For Immediate Release:
22 March 2013

Contact:
Manilal Valliyate +91 9820947382; [email protected]
Sachin Bangera (0) 98201 22561; [email protected]

State Government Receives Advisory From Animal Welfare Board of India Declaring Use of Elephants Is a Violation of Animal-Protection Laws

Jaipur, Rajasthan – People for the Ethical Treatment of Animals (PETA) India has fired off an urgent letter to Rakesh Srivastava, principal secretary and commissioner of tourism for Rajasthan; Randeep Dhankhar, chair of the Rajasthan Tourism Development Corporation (RTDC) and other state government officials urging them immediately to cancel plans for an elephant polo match and other events involving elephants scheduled for 26 March in Jaipur.
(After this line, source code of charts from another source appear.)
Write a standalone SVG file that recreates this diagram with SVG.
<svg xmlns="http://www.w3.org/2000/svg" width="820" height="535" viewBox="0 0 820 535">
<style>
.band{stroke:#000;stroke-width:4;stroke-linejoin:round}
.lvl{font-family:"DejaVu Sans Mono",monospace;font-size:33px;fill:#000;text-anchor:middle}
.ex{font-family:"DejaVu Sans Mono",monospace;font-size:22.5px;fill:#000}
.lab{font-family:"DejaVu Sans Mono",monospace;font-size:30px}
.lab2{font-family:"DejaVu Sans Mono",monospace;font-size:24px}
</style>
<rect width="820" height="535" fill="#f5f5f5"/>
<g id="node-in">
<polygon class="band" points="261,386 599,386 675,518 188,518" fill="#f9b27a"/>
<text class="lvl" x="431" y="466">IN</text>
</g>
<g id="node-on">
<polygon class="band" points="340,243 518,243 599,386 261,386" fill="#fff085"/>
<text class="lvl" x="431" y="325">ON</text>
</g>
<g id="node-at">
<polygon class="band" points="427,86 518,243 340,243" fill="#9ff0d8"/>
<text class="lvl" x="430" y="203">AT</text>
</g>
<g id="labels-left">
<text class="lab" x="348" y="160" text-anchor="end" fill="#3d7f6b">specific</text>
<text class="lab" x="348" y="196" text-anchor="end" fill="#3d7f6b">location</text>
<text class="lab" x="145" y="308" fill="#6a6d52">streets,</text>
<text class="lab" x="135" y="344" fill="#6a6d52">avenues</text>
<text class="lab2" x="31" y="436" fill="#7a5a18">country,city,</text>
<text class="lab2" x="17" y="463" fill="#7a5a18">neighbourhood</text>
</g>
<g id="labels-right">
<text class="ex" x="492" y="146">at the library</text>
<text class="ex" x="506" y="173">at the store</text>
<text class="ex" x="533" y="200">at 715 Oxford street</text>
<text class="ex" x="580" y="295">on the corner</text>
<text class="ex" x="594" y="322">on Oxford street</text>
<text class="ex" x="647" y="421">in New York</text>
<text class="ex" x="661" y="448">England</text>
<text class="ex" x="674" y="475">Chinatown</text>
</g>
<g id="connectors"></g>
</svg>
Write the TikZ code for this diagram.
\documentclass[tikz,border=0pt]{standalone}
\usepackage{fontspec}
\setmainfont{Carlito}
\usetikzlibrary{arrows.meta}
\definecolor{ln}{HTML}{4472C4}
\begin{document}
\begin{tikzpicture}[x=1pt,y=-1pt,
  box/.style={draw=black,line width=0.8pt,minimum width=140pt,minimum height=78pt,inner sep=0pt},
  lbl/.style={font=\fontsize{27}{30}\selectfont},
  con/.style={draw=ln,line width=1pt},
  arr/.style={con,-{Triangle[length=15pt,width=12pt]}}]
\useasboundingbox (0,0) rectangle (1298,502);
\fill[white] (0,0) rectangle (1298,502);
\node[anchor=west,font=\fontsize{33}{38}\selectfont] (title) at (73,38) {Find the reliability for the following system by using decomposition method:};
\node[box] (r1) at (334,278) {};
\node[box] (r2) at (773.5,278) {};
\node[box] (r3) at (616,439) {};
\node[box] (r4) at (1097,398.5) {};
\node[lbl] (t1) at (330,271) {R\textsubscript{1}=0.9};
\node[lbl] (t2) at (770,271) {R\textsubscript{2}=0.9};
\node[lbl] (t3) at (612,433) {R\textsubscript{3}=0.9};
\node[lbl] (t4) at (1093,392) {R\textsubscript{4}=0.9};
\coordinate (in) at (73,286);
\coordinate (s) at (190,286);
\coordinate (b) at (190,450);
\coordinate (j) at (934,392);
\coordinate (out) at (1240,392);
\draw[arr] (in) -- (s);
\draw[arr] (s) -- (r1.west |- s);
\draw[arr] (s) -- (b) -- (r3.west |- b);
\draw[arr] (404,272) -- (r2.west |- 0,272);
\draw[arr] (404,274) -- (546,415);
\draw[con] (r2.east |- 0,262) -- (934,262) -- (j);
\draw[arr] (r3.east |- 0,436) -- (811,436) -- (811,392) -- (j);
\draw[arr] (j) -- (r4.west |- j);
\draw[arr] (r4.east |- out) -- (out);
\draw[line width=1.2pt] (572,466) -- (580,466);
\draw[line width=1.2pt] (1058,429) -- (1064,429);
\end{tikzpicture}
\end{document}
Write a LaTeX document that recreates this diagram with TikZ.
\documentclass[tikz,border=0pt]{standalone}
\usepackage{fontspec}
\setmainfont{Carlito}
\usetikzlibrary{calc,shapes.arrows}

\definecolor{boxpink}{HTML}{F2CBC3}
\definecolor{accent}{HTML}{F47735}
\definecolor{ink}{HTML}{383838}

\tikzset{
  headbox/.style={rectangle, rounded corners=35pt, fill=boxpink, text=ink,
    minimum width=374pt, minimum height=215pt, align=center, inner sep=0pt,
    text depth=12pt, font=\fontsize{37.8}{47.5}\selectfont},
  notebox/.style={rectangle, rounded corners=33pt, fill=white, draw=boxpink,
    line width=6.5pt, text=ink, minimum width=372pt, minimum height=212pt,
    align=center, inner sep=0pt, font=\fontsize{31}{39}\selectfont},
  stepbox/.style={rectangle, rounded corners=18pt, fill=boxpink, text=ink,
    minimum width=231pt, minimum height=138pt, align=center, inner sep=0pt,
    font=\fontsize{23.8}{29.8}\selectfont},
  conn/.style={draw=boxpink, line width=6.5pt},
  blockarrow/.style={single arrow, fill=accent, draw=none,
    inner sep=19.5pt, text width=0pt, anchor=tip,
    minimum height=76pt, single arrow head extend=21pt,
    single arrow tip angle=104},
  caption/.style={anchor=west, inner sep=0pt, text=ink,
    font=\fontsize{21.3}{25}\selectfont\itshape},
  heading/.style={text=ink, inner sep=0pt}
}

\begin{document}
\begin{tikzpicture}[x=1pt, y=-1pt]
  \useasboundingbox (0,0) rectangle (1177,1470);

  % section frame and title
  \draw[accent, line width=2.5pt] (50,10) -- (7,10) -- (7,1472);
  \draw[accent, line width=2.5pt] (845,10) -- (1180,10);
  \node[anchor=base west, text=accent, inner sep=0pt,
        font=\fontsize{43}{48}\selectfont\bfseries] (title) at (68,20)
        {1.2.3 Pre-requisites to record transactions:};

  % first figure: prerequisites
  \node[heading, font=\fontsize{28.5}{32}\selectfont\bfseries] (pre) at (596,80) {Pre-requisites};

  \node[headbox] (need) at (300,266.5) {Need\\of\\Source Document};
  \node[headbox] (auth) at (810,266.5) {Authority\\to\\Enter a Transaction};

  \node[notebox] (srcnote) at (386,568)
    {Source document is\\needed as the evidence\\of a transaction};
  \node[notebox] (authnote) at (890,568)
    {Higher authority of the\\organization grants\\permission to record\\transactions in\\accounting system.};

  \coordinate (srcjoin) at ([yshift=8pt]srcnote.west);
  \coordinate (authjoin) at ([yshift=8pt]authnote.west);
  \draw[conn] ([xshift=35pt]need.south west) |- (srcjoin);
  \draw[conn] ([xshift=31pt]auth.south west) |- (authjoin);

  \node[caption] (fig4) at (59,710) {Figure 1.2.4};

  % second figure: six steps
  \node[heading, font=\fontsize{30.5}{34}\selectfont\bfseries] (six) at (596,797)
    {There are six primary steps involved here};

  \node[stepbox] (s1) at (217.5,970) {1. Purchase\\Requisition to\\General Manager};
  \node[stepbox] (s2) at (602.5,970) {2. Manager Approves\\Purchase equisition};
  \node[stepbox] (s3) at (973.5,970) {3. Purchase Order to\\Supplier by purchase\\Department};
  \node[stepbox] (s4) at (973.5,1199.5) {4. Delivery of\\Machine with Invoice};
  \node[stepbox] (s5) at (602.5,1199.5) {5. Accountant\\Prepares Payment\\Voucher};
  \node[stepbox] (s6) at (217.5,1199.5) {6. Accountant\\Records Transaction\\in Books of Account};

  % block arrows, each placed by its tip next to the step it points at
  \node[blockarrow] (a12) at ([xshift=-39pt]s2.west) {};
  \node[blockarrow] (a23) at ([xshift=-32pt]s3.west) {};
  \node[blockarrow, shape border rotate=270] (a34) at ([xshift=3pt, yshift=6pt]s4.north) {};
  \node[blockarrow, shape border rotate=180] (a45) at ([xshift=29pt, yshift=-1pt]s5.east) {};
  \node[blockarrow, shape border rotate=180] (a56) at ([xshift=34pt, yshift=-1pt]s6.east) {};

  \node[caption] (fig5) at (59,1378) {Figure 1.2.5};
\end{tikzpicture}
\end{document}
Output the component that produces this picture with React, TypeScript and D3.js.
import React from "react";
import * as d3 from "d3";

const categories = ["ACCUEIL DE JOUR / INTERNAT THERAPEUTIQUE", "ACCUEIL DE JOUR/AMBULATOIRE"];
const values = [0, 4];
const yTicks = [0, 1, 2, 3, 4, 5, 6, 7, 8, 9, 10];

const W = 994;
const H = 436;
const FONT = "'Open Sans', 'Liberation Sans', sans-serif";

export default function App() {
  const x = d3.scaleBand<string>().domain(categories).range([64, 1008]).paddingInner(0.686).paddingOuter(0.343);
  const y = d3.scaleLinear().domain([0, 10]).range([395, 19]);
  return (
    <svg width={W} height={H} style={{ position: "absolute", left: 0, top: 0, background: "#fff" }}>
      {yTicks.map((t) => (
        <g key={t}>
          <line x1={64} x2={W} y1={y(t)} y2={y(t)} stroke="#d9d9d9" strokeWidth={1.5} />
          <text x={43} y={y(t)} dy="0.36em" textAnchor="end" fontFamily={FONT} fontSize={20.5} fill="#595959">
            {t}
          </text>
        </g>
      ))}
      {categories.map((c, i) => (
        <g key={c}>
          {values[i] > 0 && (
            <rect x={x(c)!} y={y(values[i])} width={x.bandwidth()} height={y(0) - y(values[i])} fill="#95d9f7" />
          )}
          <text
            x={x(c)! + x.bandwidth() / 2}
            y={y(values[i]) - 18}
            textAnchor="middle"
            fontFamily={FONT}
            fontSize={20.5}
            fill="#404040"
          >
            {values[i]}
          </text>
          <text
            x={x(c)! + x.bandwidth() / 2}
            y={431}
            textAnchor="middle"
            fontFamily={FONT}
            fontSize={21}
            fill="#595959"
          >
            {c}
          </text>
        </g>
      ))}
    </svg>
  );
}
In the letter, PETA points out that according to the Performing Animals (Registration) Rules as set down in the Prevention of Cruelty to Animals Act, 1960 – and as stated in an 11 March advisory sent to RTDC by the statutory body operating under the Ministry of Environment and Forests, the Animal Welfare Board of India (AWBI) – the planned events are illegal because the elephants are not registered as required by law. Furthermore, the RTDC has not furnished the AWBI with legally required certificates proving ownership of the elephants.

“The elephant polo matches, elephant races and other events planned for the festival are not only illegal but also cruel”, says PETA India Director of Veterinary Affairs Dr Manilal Valliyate. “These animals are trained through beatings, kept shackled in chains when they’re not being forced to perform and denied everything that’s natural and important to them.”

Although it is illegal to beat and torture animals under the law, elephants used for work are trained through beatings and the constant threat of a stick or an iron ankus (a rod with a sharp metal hook on the end). Elephants are forest animals, yet they have been brought to Rajasthan to work outdoors in the desert sun for long hours and walk on pavement which burns their feet. Often, they are not given enough food or water. When not working, they are kept in chains, unable to take more than one step in any direction. Capturing an elephant is prohibited under the Wildlife (Protection) Act, 1972, yet many captive elephants are thought to have been captured illegally from the wild and separated from their mothers as babies.